Exercise =
Keep only the lines where "this" appears.
__________
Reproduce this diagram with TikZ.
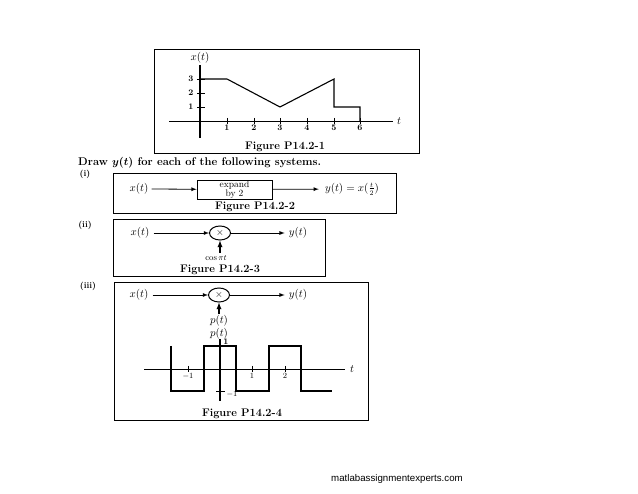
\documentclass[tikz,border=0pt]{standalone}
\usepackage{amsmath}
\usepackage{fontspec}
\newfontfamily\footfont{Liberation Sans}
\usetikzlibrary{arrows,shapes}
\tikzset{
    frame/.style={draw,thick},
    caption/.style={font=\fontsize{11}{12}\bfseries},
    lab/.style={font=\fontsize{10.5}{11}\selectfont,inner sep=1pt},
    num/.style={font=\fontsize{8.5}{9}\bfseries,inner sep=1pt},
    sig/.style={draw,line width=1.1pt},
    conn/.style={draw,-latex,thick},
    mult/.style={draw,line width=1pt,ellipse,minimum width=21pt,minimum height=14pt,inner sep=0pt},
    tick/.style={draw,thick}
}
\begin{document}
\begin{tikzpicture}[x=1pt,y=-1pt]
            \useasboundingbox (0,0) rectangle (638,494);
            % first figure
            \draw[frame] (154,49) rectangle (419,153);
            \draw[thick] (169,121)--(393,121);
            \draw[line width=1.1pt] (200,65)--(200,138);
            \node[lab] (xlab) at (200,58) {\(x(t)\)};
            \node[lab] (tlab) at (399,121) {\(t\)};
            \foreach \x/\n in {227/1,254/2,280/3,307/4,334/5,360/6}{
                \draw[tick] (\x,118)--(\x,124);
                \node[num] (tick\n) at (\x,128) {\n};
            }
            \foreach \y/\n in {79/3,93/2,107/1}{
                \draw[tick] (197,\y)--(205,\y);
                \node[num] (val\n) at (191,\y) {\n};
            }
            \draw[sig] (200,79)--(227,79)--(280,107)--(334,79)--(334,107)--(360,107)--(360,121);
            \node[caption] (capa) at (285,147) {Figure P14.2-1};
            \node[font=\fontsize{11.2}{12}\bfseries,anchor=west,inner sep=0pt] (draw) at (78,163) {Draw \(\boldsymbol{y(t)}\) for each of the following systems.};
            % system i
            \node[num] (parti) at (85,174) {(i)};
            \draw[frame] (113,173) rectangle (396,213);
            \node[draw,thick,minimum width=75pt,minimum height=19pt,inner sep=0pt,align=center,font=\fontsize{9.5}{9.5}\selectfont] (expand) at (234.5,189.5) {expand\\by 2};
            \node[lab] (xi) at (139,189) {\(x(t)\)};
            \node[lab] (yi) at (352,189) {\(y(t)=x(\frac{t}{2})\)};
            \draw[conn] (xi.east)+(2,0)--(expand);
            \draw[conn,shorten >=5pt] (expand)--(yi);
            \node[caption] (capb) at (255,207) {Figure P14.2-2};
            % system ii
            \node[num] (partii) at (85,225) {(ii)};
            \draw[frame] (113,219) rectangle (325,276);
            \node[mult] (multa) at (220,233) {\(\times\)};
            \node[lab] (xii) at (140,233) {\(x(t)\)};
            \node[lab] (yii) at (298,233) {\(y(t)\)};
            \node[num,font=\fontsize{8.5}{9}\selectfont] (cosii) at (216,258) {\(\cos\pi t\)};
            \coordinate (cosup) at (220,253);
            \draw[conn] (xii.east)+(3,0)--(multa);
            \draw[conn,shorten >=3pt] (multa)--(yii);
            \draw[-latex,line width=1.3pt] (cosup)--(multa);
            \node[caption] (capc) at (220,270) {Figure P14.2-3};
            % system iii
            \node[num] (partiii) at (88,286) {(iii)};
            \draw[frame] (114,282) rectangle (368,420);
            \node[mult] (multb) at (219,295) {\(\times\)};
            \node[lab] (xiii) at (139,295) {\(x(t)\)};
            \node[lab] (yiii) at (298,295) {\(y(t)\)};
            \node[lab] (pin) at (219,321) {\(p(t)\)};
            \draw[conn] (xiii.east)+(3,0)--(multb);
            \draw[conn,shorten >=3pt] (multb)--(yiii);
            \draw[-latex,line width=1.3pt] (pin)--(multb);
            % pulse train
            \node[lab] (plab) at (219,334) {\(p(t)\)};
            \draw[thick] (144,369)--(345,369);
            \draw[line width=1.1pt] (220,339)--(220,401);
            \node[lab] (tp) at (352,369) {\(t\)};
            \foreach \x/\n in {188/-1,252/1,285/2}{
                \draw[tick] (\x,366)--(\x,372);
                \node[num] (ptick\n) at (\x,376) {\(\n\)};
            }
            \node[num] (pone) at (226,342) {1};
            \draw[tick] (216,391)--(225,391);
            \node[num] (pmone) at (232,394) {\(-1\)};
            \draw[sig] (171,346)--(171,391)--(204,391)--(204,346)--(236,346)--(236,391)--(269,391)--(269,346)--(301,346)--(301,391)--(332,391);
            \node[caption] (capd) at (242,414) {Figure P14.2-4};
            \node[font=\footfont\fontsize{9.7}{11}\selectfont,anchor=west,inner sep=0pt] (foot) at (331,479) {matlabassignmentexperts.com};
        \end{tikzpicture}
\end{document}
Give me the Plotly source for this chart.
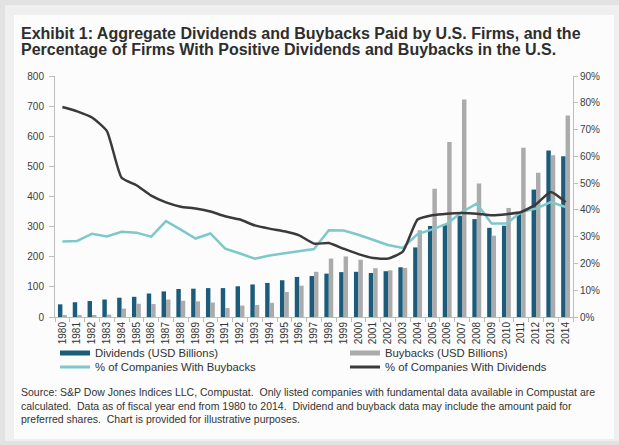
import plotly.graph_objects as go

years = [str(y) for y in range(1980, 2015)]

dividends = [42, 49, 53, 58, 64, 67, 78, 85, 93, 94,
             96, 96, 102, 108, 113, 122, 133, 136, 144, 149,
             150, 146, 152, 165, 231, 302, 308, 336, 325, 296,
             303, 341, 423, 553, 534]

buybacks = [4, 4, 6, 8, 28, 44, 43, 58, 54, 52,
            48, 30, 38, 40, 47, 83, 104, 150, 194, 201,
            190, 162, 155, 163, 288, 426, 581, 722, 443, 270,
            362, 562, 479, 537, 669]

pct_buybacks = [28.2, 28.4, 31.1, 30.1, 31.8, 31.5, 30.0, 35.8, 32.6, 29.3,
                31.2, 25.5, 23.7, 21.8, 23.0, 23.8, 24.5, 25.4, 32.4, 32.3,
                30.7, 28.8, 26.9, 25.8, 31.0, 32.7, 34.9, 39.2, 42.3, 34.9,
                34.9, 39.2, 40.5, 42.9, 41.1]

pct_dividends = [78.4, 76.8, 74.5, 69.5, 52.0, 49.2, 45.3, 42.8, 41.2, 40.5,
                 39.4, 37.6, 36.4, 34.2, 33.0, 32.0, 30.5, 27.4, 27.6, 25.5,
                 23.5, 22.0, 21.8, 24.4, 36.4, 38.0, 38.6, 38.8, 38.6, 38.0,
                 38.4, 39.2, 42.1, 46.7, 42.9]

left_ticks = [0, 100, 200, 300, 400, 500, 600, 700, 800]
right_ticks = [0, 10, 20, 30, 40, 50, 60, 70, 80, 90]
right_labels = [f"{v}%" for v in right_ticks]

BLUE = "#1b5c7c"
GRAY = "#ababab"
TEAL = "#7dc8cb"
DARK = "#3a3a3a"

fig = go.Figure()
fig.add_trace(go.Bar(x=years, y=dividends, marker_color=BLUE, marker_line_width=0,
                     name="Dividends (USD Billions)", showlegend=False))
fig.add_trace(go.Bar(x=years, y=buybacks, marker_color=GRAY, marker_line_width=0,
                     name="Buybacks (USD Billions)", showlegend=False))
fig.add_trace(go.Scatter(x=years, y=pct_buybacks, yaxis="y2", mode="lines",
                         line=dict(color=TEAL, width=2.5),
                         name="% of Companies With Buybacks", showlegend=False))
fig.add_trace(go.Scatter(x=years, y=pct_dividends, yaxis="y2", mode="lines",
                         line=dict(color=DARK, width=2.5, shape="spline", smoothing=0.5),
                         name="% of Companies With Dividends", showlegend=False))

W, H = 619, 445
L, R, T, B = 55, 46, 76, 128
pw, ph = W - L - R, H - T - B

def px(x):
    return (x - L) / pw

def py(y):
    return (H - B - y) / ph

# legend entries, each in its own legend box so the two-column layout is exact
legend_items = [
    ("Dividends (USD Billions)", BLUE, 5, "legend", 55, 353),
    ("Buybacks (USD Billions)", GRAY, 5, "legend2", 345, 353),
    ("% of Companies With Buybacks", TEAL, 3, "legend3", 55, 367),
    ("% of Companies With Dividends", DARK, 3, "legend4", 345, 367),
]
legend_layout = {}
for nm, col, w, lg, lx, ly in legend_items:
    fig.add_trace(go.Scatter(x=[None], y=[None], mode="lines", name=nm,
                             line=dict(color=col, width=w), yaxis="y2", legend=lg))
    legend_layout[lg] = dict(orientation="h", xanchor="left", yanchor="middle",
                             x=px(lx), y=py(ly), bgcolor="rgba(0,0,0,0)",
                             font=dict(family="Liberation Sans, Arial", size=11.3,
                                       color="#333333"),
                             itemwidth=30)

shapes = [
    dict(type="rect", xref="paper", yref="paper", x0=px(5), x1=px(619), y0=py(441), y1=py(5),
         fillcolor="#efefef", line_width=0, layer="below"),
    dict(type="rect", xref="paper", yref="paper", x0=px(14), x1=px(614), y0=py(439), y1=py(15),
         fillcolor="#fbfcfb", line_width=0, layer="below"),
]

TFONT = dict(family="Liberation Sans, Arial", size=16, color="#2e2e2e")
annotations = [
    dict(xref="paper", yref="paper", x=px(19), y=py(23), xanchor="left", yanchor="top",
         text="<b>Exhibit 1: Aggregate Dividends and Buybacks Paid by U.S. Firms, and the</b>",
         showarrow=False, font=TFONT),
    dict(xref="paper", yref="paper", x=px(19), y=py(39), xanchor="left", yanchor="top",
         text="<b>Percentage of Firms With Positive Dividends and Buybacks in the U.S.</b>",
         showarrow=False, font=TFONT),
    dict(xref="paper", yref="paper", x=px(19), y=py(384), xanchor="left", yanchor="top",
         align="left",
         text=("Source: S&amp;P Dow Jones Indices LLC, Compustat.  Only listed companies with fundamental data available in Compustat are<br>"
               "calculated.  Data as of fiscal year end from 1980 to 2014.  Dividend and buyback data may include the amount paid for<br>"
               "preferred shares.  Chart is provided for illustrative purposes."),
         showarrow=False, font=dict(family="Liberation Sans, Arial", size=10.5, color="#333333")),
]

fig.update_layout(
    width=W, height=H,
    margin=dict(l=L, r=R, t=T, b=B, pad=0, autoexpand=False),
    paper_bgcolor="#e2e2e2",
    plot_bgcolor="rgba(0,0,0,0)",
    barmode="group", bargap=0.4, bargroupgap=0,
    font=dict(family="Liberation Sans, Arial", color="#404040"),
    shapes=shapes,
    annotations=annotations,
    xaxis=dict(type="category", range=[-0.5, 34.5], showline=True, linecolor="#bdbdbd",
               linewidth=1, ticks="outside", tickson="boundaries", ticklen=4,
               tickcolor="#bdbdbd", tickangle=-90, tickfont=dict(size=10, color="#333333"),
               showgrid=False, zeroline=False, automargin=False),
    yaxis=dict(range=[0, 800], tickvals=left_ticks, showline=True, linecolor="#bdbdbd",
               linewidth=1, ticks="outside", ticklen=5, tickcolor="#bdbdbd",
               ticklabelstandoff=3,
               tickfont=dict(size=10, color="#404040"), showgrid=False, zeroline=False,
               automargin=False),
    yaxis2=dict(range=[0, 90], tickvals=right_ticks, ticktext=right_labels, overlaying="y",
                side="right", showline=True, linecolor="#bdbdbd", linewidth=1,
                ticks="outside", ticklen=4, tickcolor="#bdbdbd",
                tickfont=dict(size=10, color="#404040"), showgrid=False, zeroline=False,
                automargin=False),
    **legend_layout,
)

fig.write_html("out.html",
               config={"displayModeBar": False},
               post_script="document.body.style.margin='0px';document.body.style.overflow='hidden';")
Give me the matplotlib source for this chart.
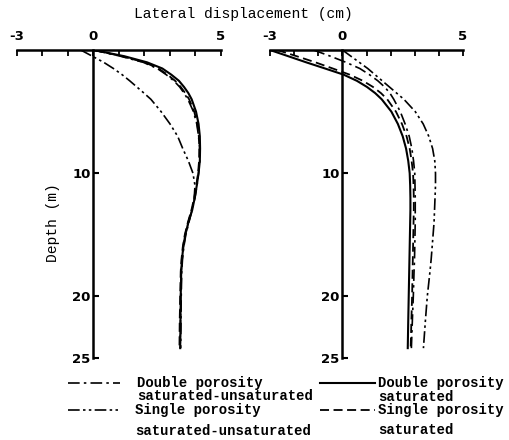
__________
Written response =
Reproduce this diagram with TikZ.
Give me the Plotly source for this chart.
Give me the matplotlib source for this chart.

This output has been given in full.